Stellar Magnitude

In astronomy, magnitude refers to the logarithmic measure of the brightness of an object, measured in a specific wavelength or passband, usually in optical or near-infrared wavelengths.

Origin and why bright objects are negative magnitude, dim objects positive

It traces to the Greek astronomer Hipparchus (or the Alexandrian astronomer Ptolemy—references vary). He classed stellar objects on how bright they appeared — the brightest were "magnitude 1", the next brightest were "magnitude 2", on down to "magnitude 6", the faintest he could see. Thus the scale is roughly 2000 years old.

Absolute scale based on Vega

The star Vega is defined to have a magnitude of zero, or at least near. Modern instruments as bolometers and radiometers give Vega a brightness of about 0.03. The brightest star, Sirius, has a magnitude of −1.46. or -1.5.

Problems

The human eye is easily fooled, and Hipparchus's scale has had problems. For example, the human eye is more sensitive to yellow/ Red light than to blue, and photographic film more to blue than to yellow/red, giving different values of visual magnitude and photographic magnitude. When we use precise instruments to actually measure light from stars, we find a rough multiplicative factor of roughly 2.5 between magnitudes (e.g. a magnitude 2 star is roughly 2.5 brighter than a magnitude 3 star). The actual value is closer to 2.512 (the 5th root of 100); the scale is logarithmic, not linear. The use of the 5th root of 100 is difficult in computations as it is an irrational number. Furthermore, many people find it counterintuitive that a high magnitude star is dimmer than a low magnitude star.

The modern world

Astronomers can now measure differences as small as one-hundredth of a magnitude. Stars between magnitudes 1.5 and 2.5 are called second-magnitude; there are 20 stars brighter than 1.5, which are first-magnitude stars.
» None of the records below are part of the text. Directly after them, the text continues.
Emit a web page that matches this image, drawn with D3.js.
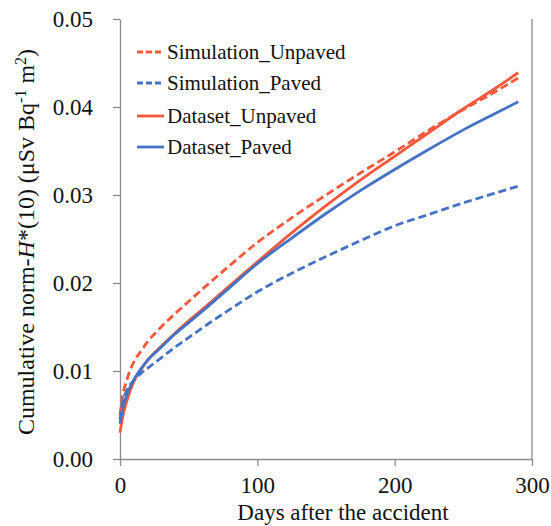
<!DOCTYPE html>
<html><head><meta charset="utf-8">
<script src="https://cdn.jsdelivr.net/npm/d3@7"></script>
<style>html,body{margin:0;padding:0;background:#fff;}svg{display:block;}</style>
</head><body><svg id="c" width="551" height="526"></svg>
<script>
const days = [0,2,5,10,15,20,30,40,50,60,80,100,125,150,175,200,225,250,275,290];
const simUnpaved = [0.0050,0.0072,0.0090,0.0110,0.0122,0.0133,0.0150,0.0165,0.0179,0.0193,0.0220,0.0246,0.0274,0.0300,0.0325,0.0349,0.0374,0.0397,0.0419,0.0433];
const simPaved   = [0.0045,0.0065,0.0078,0.0089,0.0097,0.0103,0.0115,0.0127,0.0138,0.0149,0.0170,0.0190,0.0211,0.0230,0.0248,0.0265,0.0278,0.0291,0.0303,0.0310];
const dataUnpaved= [0.0030,0.0048,0.0066,0.0088,0.0101,0.0112,0.0128,0.0143,0.0157,0.0170,0.0197,0.0224,0.0257,0.0288,0.0317,0.0344,0.0371,0.0398,0.0423,0.0439];
const dataPaved  = [0.0040,0.0058,0.0073,0.0090,0.0102,0.0112,0.0127,0.0142,0.0155,0.0168,0.0195,0.0222,0.0251,0.0279,0.0305,0.0329,0.0352,0.0374,0.0394,0.0406];
const xTicks = [0,100,200,300];
const yTicks = [0,0.01,0.02,0.03,0.04,0.05];
const seriesNames = ["Simulation_Unpaved","Simulation_Paved","Dataset_Unpaved","Dataset_Paved"];

const RED = "#F5583A", BLUE = "#4472C4", AX = "#8c8c8c";
const FONT = "'Liberation Serif','Times New Roman',serif";
const series = [
  {name: seriesNames[0], vals: simUnpaved, color: RED, dash: "8,4"},
  {name: seriesNames[1], vals: simPaved, color: BLUE, dash: "8,4"},
  {name: seriesNames[2], vals: dataUnpaved, color: RED, dash: null},
  {name: seriesNames[3], vals: dataPaved, color: BLUE, dash: null}
];

const svg = d3.select("#c");
const L = 120, R = 532, T = 19, B = 459;
const x = d3.scaleLinear().domain([0,300]).range([L,R]);
const y = d3.scaleLinear().domain([0,0.05]).range([B,T]);

svg.append("line").attr("x1",R).attr("x2",R).attr("y1",T).attr("y2",B)
  .attr("stroke",AX).attr("stroke-width",1.3);

const gx = svg.append("g").attr("transform",`translate(0,${B})`)
  .call(d3.axisBottom(x).tickValues(xTicks).tickFormat(d3.format("d")).tickSize(7).tickSizeOuter(0).tickPadding(11));
const gy = svg.append("g").attr("transform",`translate(${L},0)`)
  .call(d3.axisLeft(y).tickValues(yTicks).tickFormat(d3.format(".2f")).tickSize(7).tickSizeOuter(0).tickPadding(20));
[gx,gy].forEach(g=>{
  g.selectAll("path,line").attr("stroke",AX).attr("stroke-width",1.3);
  g.selectAll("text").attr("font-family",FONT).attr("font-size",23).attr("fill","#111");
});

const line = d3.line().x((d,i)=>x(days[i])).y(d=>y(d)).curve(d3.curveMonotoneX);
[series[2],series[3],series[0],series[1]].forEach(s=>{
  svg.append("path").attr("d",line(s.vals)).attr("fill","none")
    .attr("stroke",s.color).attr("stroke-width",2.8)
    .attr("stroke-dasharray",s.dash);
});

const legY = [52,83,116,147];
series.forEach((s,i)=>{
  svg.append("line").attr("x1",137).attr("x2",164).attr("y1",legY[i]).attr("y2",legY[i])
    .attr("stroke",s.color).attr("stroke-width",2.8).attr("stroke-dasharray",s.dash?"6,3":null);
  svg.append("text").attr("x",167).attr("y",legY[i]+7).attr("font-family",FONT)
    .attr("font-size",21).attr("fill","#111").text(s.name);
});

svg.append("text").attr("x",343).attr("y",520).attr("text-anchor","middle")
  .attr("font-family",FONT).attr("font-size",23).attr("fill","#111").text("Days after the accident");

const yl = svg.append("text").attr("transform","translate(34,242) rotate(-90)")
  .attr("text-anchor","middle").attr("font-family",FONT).attr("font-size",24).attr("fill","#111");
yl.append("tspan").text("Cumulative norm-");
yl.append("tspan").attr("font-style","italic").text("H");
yl.append("tspan").text("*(10) (μSv Bq");
yl.append("tspan").attr("font-size",16).attr("baseline-shift","super").text("-1");
yl.append("tspan").text(" m");
yl.append("tspan").attr("font-size",16).attr("baseline-shift","super").text("2");
yl.append("tspan").text(")");
</script></body></html>
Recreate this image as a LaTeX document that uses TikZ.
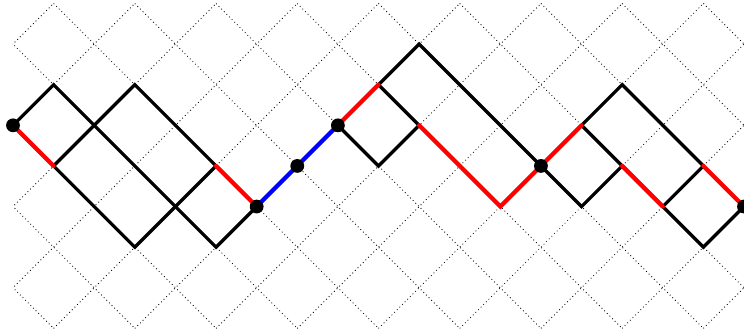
\documentclass[tikz,border=0pt]{standalone}
\usepackage{tikz}
\usetikzlibrary{positioning}

\begin{document}
\begin{tikzpicture}[
  gridline/.style={dotted, line width=0.6pt, black},
  pathline/.style={line width=2.3pt},
  redpath/.style={line width=3pt, red, line cap=round},
  bluepath/.style={line width=3pt, blue},
  vertex/.style={circle, fill=black, inner sep=0pt, minimum size=0.34cm}
]
\useasboundingbox (-0.32,-5.09) rectangle (18,3.086);
% dotted lattice
\begin{scope}
  \clip (0,-5) rectangle (18,3);
  \foreach \c in {-6,-4,...,24} {
    \draw[gridline] (\c-3,3) -- (\c+5,-5);
    \draw[gridline] (\c-5,-5) -- (\c+3,3);
  }
\end{scope}
% marked points
\coordinate (s0) at (0,0);
\coordinate (s1) at (6,-2);
\coordinate (s2) at (7,-1);
\coordinate (s3) at (8,0);
\coordinate (s4) at (13,-1);
\coordinate (s5) at (18,-2);
% black paths
\draw[pathline] (s0) -- (1,1) -- (5,-3) -- (s1);
\draw[pathline] (1,-1) -- (3,1) -- (5,-1);
\draw[pathline] (1,-1) -- (3,-3) -- (5,-1);
\draw[pathline] (9,1) -- (10,2) -- (s4);
\draw[pathline] (s3) -- (9,-1) -- (10,0) -- (9,1);
\draw[pathline] (14,0) -- (15,1) -- (17,-1);
\draw[pathline] (s4) -- (14,-2) -- (15,-1) -- (14,0);
\draw[pathline] (16,-2) -- (17,-1);
\draw[pathline] (16,-2) -- (17,-3) -- (s5);
% red steps
\draw[redpath] (s0) -- (1,-1);
\draw[redpath] (5,-1) -- (s1);
\draw[redpath] (s3) -- (9,1);
\draw[redpath] (10,0) -- (12,-2) -- (s4);
\draw[redpath] (s4) -- (14,0);
\draw[redpath] (15,-1) -- (16,-2);
\draw[redpath] (17,-1) -- (s5);
% blue steps
\draw[bluepath] (s1) -- (s2) -- (s3);
% dots
\foreach \p in {s0,s1,s2,s3,s4,s5}
  \node[vertex] (n\p) at (\p) {};
\end{tikzpicture}
\end{document}
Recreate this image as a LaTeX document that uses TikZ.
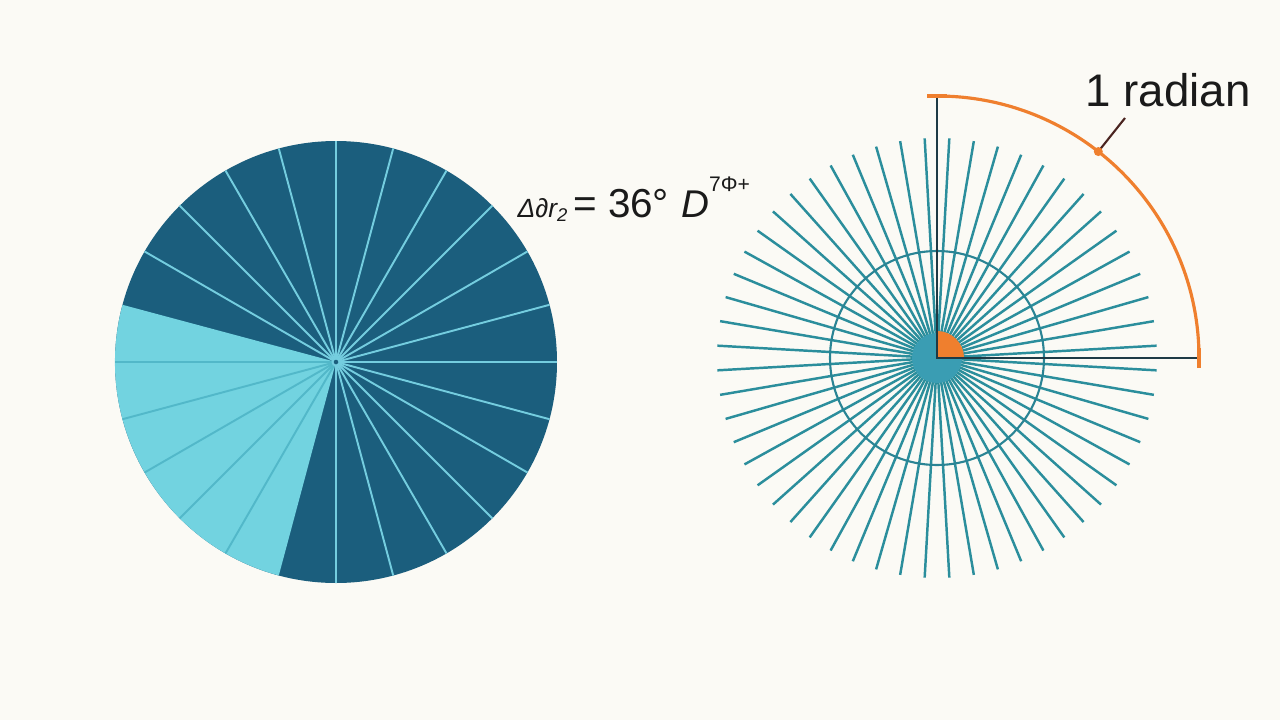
\documentclass[tikz,border=0pt]{standalone}
\usepackage{fontspec}
\setmainfont{Liberation Sans}
\usetikzlibrary{calc}
\definecolor{bgc}{HTML}{FBFAF5}
\definecolor{pdark}{HTML}{1B5E7D}
\definecolor{plight}{HTML}{72D3E0}
\definecolor{spokec}{HTML}{74CDDF}
\definecolor{spokelc}{HTML}{52B8C9}
\definecolor{rayc}{HTML}{2B8E9C}
\definecolor{ringc}{HTML}{2A8494}
\definecolor{hubc}{HTML}{3A9DB3}
\definecolor{orng}{HTML}{EF7F2E}
\definecolor{axisc}{HTML}{1E3A45}
\definecolor{ptrc}{HTML}{4A2420}
\definecolor{txt}{HTML}{1A1A1A}
\tikzset{
  spoke/.style={draw=spokec, line width=0.55pt},
  spokel/.style={draw=spokelc, line width=0.55pt},
  ray/.style={draw=rayc, line width=0.7pt},
  ringline/.style={draw=ringc, line width=0.6pt},
  axisline/.style={draw=axisc, line width=0.75pt},
  arcline/.style={draw=orng, line width=0.9pt},
  tickline/.style={draw=orng, line width=1.3pt},
  ptrline/.style={draw=ptrc, line width=0.6pt},
}
\begin{document}
\begin{tikzpicture}[x=0.1mm,y=0.1mm]
\fill[bgc] (0,0) rectangle (1280,720);
\useasboundingbox (0,0) rectangle (1280,720);
% left pie
\coordinate (L) at (336,358);
\fill[pdark] (L) circle[radius=221];
\fill[plight] (L) -- ++(165:221) arc[start angle=165,end angle=255,radius=221] -- cycle;
\foreach \a in {0,15,...,150,270,285,...,345} \draw[spoke] (L) -- ++(\a:221);
\foreach \a in {180,195,...,240} \draw[spokel] (L) -- ++(\a:221);
\draw[spoke, fill=pdark] (L) circle[radius=3.5];
% right starburst
\coordinate (R) at (937,362);
\foreach \i in {0,...,55} \draw[ray] (R) -- ++({90+360/56*(\i+0.5)}:220);
\draw[ringline] (R) circle[radius=107];
\fill[hubc] (R) circle[radius=25];
\fill[orng] (R) -- ++(0:27) arc[start angle=0,end angle=90,radius=27] -- cycle;
\coordinate (T) at (937,624);
\coordinate (E) at (1199,362);
\draw[axisline] (T) -- (R) -- (E);
\draw[arcline] (T) arc[start angle=90,end angle=0,radius=262];
\draw[tickline] ($(T)+(-10,0)$) -- ($(T)+(10,0)$);
\draw[tickline] ($(E)+(0,-10)$) -- ($(E)+(0,10)$);
\coordinate (D) at ($(R)+(52:262)$);
\coordinate (P) at (1125,602);
\draw[ptrline] (D) -- (P);
\fill[orng] (D) circle[radius=4.5];
\node[anchor=west, inner sep=0pt, text=txt, font=\fontsize{13}{15}\selectfont] (lab) at (1085,630) {1 radian};
% formula
\node[anchor=west, inner sep=0pt, text=txt] (eq) at (517,521)
  {{\fontsize{7.5}{9}\selectfont\itshape Δ∂r\textsubscript{2}}\hspace{0.4mm}{\fontsize{11.5}{14}\selectfont= 36°}\hspace{1.2mm}{\fontsize{11}{14}\selectfont\itshape D}\raisebox{1.4ex}{\fontsize{6}{7}\selectfont 7Φ+}};
\end{tikzpicture}
\end{document}
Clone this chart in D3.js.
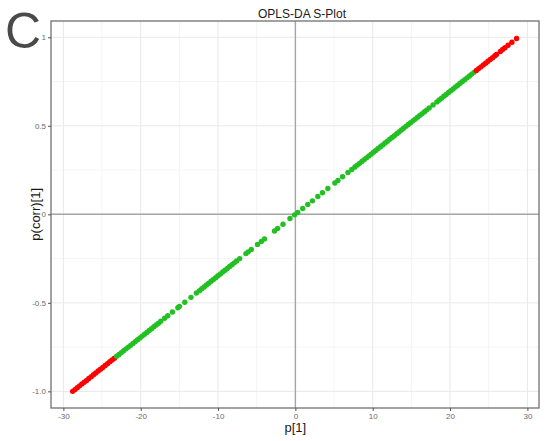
<!DOCTYPE html>
<html>
<head>
<meta charset="utf-8">
<script src="https://cdn.jsdelivr.net/npm/d3@7"></script>
<style>
  html, body { margin: 0; padding: 0; background: #fff; }
  svg { display: block; font-family: "Liberation Sans", Arial, sans-serif; }
</style>
</head>
<body>
<svg id="chart" width="550" height="441"></svg>
<script>
// ---- data ----
const p1 = [
  -28.8,-28.5,-28.2,-27.9,-27.6,-27.3,-27.0,-26.7,-26.4,-26.1,-25.8,-25.5,-25.2,-24.9,-24.6,-24.3,-24.0,-23.7,-23.4,
  -23.1,-22.8,-22.5,-22.2,-21.9,-21.6,-21.3,-21.0,-20.7,-20.4,-20.1,-19.8,-19.5,-19.2,-18.9,-18.6,-18.3,-18.0,-17.7,-17.4,
  -16.9,-16.5,-15.9,-15.2,-15.0,-14.3,-13.5,-12.8,
  -12.4,-12.1,-11.8,-11.5,-11.2,-10.9,-10.6,-10.3,-10.0,-9.7,-9.4,-9.1,-8.8,-8.5,-8.2,-7.9,-7.6,
  -7.2,-6.4,-6.1,-5.7,-4.9,-4.4,-4.0,-2.7,-2.3,-1.6,-0.7,-0.1,
  0.3,0.95,1.6,2.2,2.9,3.5,4.2,5.1,5.5,6.1,6.8,7.3,7.7,
  8.0,8.3,8.6,8.9,9.2,9.5,9.8,10.1,10.4,10.7,11.0,11.3,11.6,11.9,12.2,12.5,12.8,13.1,13.4,13.7,14.0,14.3,14.6,14.9,
  15.2,15.5,15.8,16.1,16.4,16.7,17.0,17.3,17.8,18.3,18.6,18.9,19.2,19.5,19.8,20.1,20.4,20.7,21.0,21.3,21.6,21.9,22.2,22.5,22.8,23.1,
  23.4,23.7,24.0,24.3,24.6,24.9,25.2,25.5,25.8,26.0,26.5,26.8,27.1,27.5,28.0,28.6
];
const pcorr = [
  -1.000,-0.990,-0.979,-0.969,-0.958,-0.948,-0.938,-0.927,-0.917,-0.906,-0.896,-0.885,-0.875,-0.865,-0.854,-0.844,-0.833,-0.823,-0.813,
  -0.802,-0.792,-0.781,-0.771,-0.760,-0.750,-0.740,-0.729,-0.719,-0.708,-0.698,-0.688,-0.677,-0.667,-0.656,-0.646,-0.635,-0.625,-0.615,-0.604,
  -0.587,-0.573,-0.552,-0.528,-0.521,-0.497,-0.469,-0.444,
  -0.431,-0.420,-0.410,-0.399,-0.389,-0.378,-0.368,-0.358,-0.347,-0.337,-0.326,-0.316,-0.306,-0.295,-0.285,-0.274,-0.264,
  -0.250,-0.222,-0.212,-0.198,-0.170,-0.153,-0.139,-0.094,-0.080,-0.056,-0.024,-0.003,
  0.010,0.033,0.056,0.076,0.101,0.122,0.146,0.177,0.191,0.212,0.236,0.253,0.267,
  0.278,0.288,0.299,0.309,0.319,0.330,0.340,0.351,0.361,0.372,0.382,0.392,0.403,0.413,0.424,0.434,0.444,0.455,0.465,0.476,0.486,0.497,0.507,0.517,
  0.528,0.538,0.549,0.559,0.569,0.580,0.590,0.601,0.618,0.635,0.646,0.656,0.667,0.677,0.688,0.698,0.708,0.719,0.729,0.740,0.750,0.760,0.771,0.781,0.792,0.802,
  0.813,0.823,0.833,0.844,0.854,0.865,0.875,0.885,0.896,0.903,0.920,0.931,0.941,0.955,0.972,0.993
];
const corrThreshold = 0.81;
const xTicks = [-30, -20, -10, 0, 10, 20, 30];
const xTickLabels = ["-30", "-20", "-10", "0", "10", "20", "30"];
const xMinor = [-25, -15, -5, 5, 15, 25];
const yTicks = [-1, -0.5, 0, 0.5, 1];
const yTickLabels = ["-1.0", "-0.5", "0", "0.5", "1"];
const yMinor = [-0.75, -0.25, 0.25, 0.75];
const title = "OPLS-DA S-Plot";
const xLabel = "p[1]";
const yLabel = "p(corr)[1]";
const panelLetter = "C";

// ---- layout ----
const svg = d3.select("#chart");
const P = { left: 51, right: 539, top: 21, bottom: 408 };
const x = d3.scaleLinear().domain([-31.6, 31.5]).range([P.left, P.right]);
const y = d3.scaleLinear().domain([-1.094, 1.092]).range([P.bottom, P.top]);

svg.append("rect").attr("width", 550).attr("height", 441).attr("fill", "#fff");

// grid
const g = svg.append("g");
g.selectAll(".xmin").data(xMinor).join("line")
  .attr("x1", d => x(d)).attr("x2", d => x(d)).attr("y1", P.top).attr("y2", P.bottom)
  .attr("stroke", "#f3f3f3").attr("stroke-width", 0.8);
g.selectAll(".ymin").data(yMinor).join("line")
  .attr("y1", d => y(d)).attr("y2", d => y(d)).attr("x1", P.left).attr("x2", P.right)
  .attr("stroke", "#f3f3f3").attr("stroke-width", 0.8);
g.selectAll(".xmaj").data(xTicks).join("line")
  .attr("x1", d => x(d)).attr("x2", d => x(d)).attr("y1", P.top).attr("y2", P.bottom)
  .attr("stroke", "#e8e8e8").attr("stroke-width", 1);
g.selectAll(".ymaj").data(yTicks).join("line")
  .attr("y1", d => y(d)).attr("y2", d => y(d)).attr("x1", P.left).attr("x2", P.right)
  .attr("stroke", "#e8e8e8").attr("stroke-width", 1);

// zero lines
g.append("line").attr("x1", x(0)).attr("x2", x(0)).attr("y1", P.top).attr("y2", P.bottom)
  .attr("stroke", "#a6a6a6").attr("stroke-width", 1.4);
g.append("line").attr("y1", y(0)).attr("y2", y(0)).attr("x1", P.left).attr("x2", P.right)
  .attr("stroke", "#a6a6a6").attr("stroke-width", 1.4);

// points
const pts = p1.map((v, i) => ({ p: v, c: pcorr[i] }));
svg.append("g").selectAll("circle").data(pts).join("circle")
  .attr("cx", d => x(d.p)).attr("cy", d => y(d.c)).attr("r", 2.7)
  .attr("fill", d => Math.abs(d.c) >= corrThreshold ? "#ff0000" : "#22c022");

// panel border
svg.append("rect").attr("x", P.left).attr("y", P.top)
  .attr("width", P.right - P.left).attr("height", P.bottom - P.top)
  .attr("fill", "none").attr("stroke", "#707070").attr("stroke-width", 1.3);

// axes
const xAxis = d3.axisBottom(x).tickValues(xTicks).tickFormat((d, i) => xTickLabels[i]).tickSize(3).tickPadding(2);
const yAxis = d3.axisLeft(y).tickValues(yTicks).tickFormat((d, i) => yTickLabels[i]).tickSize(3).tickPadding(2);
const gx = svg.append("g").attr("transform", `translate(0,${P.bottom})`).call(xAxis);
const gy = svg.append("g").attr("transform", `translate(${P.left},0)`).call(yAxis);
[gx, gy].forEach(a => {
  a.select(".domain").remove();
  a.selectAll(".tick line").attr("stroke", "#555").attr("stroke-width", 1);
  a.selectAll(".tick text").attr("fill", "#6a6a6a").style("font-size", "8px")
    .style("font-family", "'Liberation Sans', Arial, sans-serif");
});

// labels
svg.append("text").attr("x", 302).attr("y", 18).attr("text-anchor", "middle")
  .style("font-size", "12px").attr("fill", "#1a1a1a").text(title);
svg.append("text").attr("x", x(0)).attr("y", 432).attr("text-anchor", "middle")
  .style("font-size", "13px").attr("fill", "#1a1a1a").text(xLabel);
svg.append("text").attr("transform", `translate(40,${y(0)}) rotate(-90)`).attr("text-anchor", "middle")
  .style("font-size", "13px").attr("fill", "#1a1a1a").text(yLabel);
svg.append("text").attr("x", 5).attr("y", 48)
  .style("font-size", "50px").attr("fill", "#4a4a4a").text(panelLetter);
</script>
</body>
</html>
Apparent and absolute magnitude

Two specific types of magnitudes distinguished by astronomers are:

• Apparent magnitude, the apparent brightness of an object. For example, Alpha Centauri has higher apparent magnitude (i.e. lower value) than Betelgeuse, because it is much closer to the Earth.
• Absolute magnitude, which measures the luminosity of an object (or reflected light for non-luminous objects like asteroids); it is the object's apparent magnitude as seen from certain location. For stars it is 10 parsecs (32.6 light years). Betelgeuse has much higher absolute magnitude than Alpha Centauri, because it is much more luminous.

Usually only apparent magnitude is mentioned, because it can be measured directly; absolute magnitude can be derived from apparent magnitude and distance using the distance modulus.